In general, the ability to convert is more beneficial to younger savers years from retirement because they have a longer time to recoup the amount paid in current taxes.
-John Vogler, senior analyst for retirement research, Invesco

This entry is the second of a two-part series covering in-plan conversions to the increasingly popular Roth option.

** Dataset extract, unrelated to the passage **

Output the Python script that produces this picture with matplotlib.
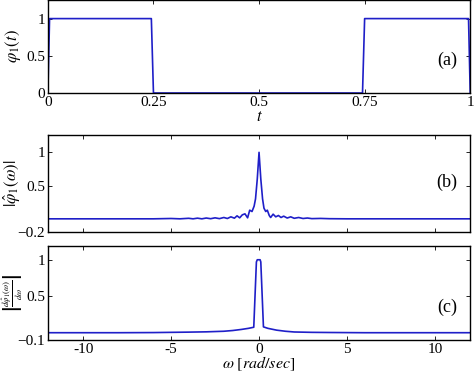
import matplotlib
matplotlib.use('Agg')
import matplotlib.pyplot as plt

plt.rcParams['font.family'] = ['Liberation Serif', 'DejaVu Serif']
plt.rcParams['mathtext.fontset'] = 'stix'
plt.rcParams['font.size'] = 11

# panel (a): square pulse over one period
t_a = [0.0, 0.004, 0.245, 0.25, 0.745, 0.75, 0.996, 1.0]
phi_a = [0.0, 1.0, 1.0, 0.0, 0.0, 1.0, 1.0, 0.0]

# panel (b): magnitude of the transform
omega_b = [-12, -6, -5, -4.5, -4, -3.75, -3.5, -3.25, -3.0, -2.75, -2.5, -2.25,
           -2.0, -1.8, -1.6, -1.4, -1.25, -1.1, -0.95, -0.8, -0.65, -0.53, -0.4,
           -0.28, -0.2, -0.1, 0.0, 0.1, 0.2, 0.28, 0.38, 0.47, 0.58, 0.66, 0.8,
           0.95, 1.1, 1.25, 1.4, 1.6, 1.8, 2.0, 2.25, 2.5, 2.75, 3.0, 3.5, 4.0,
           5.0, 6.0, 12]
phi_b = [0.0, 0.0, 0.005, 0.0, 0.008, 0.0, 0.01, 0.0, 0.012, 0.002, 0.015, 0.003,
         0.02, 0.005, 0.03, 0.01, 0.045, 0.015, 0.06, 0.075, 0.015, 0.13, 0.11,
         0.19, 0.3, 0.6, 1.0, 0.6, 0.3, 0.16, 0.11, 0.13, 0.05, 0.02, 0.07,
         0.03, 0.05, 0.02, 0.04, 0.012, 0.03, 0.008, 0.02, 0.005, 0.012, 0.003,
         0.006, 0.002, 0.0, 0.0, 0.0]

# panel (c): magnitude of the derivative
omega_c = [-12, -8, -6, -4, -3, -2, -1.5, -1.0, -0.6, -0.3, -0.15, -0.1, 0.06,
           0.1, 0.25, 0.5, 1.0, 1.5, 2.0, 3.0, 4.0, 6.0, 8.0, 12]
dphi_c = [0.0, 0.0, 0.002, 0.008, 0.012, 0.02, 0.03, 0.045, 0.06, 0.075, 0.97,
          1.0, 1.0, 0.97, 0.08, 0.06, 0.035, 0.02, 0.01, 0.005, 0.003, 0.0,
          0.0, 0.0]

color = '#1f1fc8'
fig = plt.figure(figsize=(4.74, 3.72), dpi=100)

ax1 = fig.add_axes([0.101, 0.75, 0.891, 0.25])
ax2 = fig.add_axes([0.101, 0.376, 0.891, 0.261])
ax3 = fig.add_axes([0.101, 0.086, 0.891, 0.253])

ax1.plot(t_a, phi_a, color=color, lw=1.2)
ax1.set_xlim(0, 1)
ax1.set_ylim(0, 1.25)
ax1.set_xticks([0, 0.25, 0.5, 0.75, 1])
ax1.set_xticklabels(['0', '0.25', '0.5', '0.75', '1'])
ax1.set_yticks([0, 0.5, 1])
ax1.set_yticklabels(['0', '0.5', '1'])
ax1.set_xlabel(r'$t$', labelpad=0, fontsize=12)
ax1.set_ylabel(r'$\varphi_1(t)$', fontsize=12)
ax1.yaxis.set_label_coords(-0.058, 0.5)
ax1.text(0.97, 0.3, '(a)', transform=ax1.transAxes, ha='right', fontsize=13)

ax2.plot(omega_b, phi_b, color=color, lw=1.2)
ax2.set_xlim(-12, 12)
ax2.set_ylim(-0.2, 1.26)
ax2.set_xticks([-10, -5, 0, 5, 10])
ax2.set_xticklabels([])
ax2.set_yticks([-0.2, 0.5, 1])
ax2.set_yticklabels(['\u22120.2', '0.5', '1'])
ax2.set_ylabel(r'$|\hat{\varphi}_1(\omega)|$', fontsize=12)
ax2.yaxis.set_label_coords(-0.058, 0.5)
ax2.text(0.97, 0.47, '(b)', transform=ax2.transAxes, ha='right', fontsize=13)

ax3.plot(omega_c, dphi_c, color=color, lw=1.2)
ax3.set_xlim(-12, 12)
ax3.set_ylim(-0.1, 1.19)
ax3.set_xticks([-10, -5, 0, 5, 10])
ax3.set_xticklabels(['-10', '-5', '0', '5', '10'])
ax3.set_yticks([-0.1, 0.5, 1])
ax3.set_yticklabels(['\u22120.1', '0.5', '1'])
ax3.set_xlabel(r'$\omega\ [rad/sec]$', labelpad=-1, fontsize=11.5)
ax3.set_ylabel(r'$\left|\frac{d\hat{\varphi}_1(\omega)}{d\omega}\right|$', fontsize=9)
ax3.yaxis.set_label_coords(-0.055, 0.5)
ax3.text(0.97, 0.3, '(c)', transform=ax3.transAxes, ha='right', fontsize=13)

for ax in (ax1, ax2, ax3):
    ax.tick_params(direction='in', top=True, right=True, length=3, width=0.6,
                   pad=2, labelsize=11)
    for s in ax.spines.values():
        s.set_linewidth(1.0)

fig.savefig('out.png', dpi=100)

In Part 1, I cited a recent Aon Hewitt survey indicating many employers are considering adding a Roth option to their retirement plans. In this second part, I’ll explore who might want to consider taking advantage of this conversion opportunity.

Conversion basics

  • Roth 401(k)s are relatively new, with only about half of employers currently offering them, although the number is rising. Less than 20% of employees who have been offered Roth 401(k) accounts have one.
  • The strategy is much like converting a traditional pretax IRA to a Roth IRA, a move some taxpayers make if they think it’s worth paying taxes at today’s historically low rates rather than later.
  • You pay income tax on the amount you convert — the 10% early withdrawal penalty doesn’t apply to the conversion amount.
  • The Roth grows tax free, and qualified distributions are tax free.
  • The new rules became effective Jan. 1, 2013, but you can transfer amounts contributed to pretax accounts in 2012 and earlier.
  • A Roth conversion may make sense if you expect your tax rate to be the same or higher in retirement, and you won’t need the funds for a decade or more.
  • In general, the ability to convert is more beneficial to younger savers years from retirement because they have a longer time to recoup the amount paid in current taxes.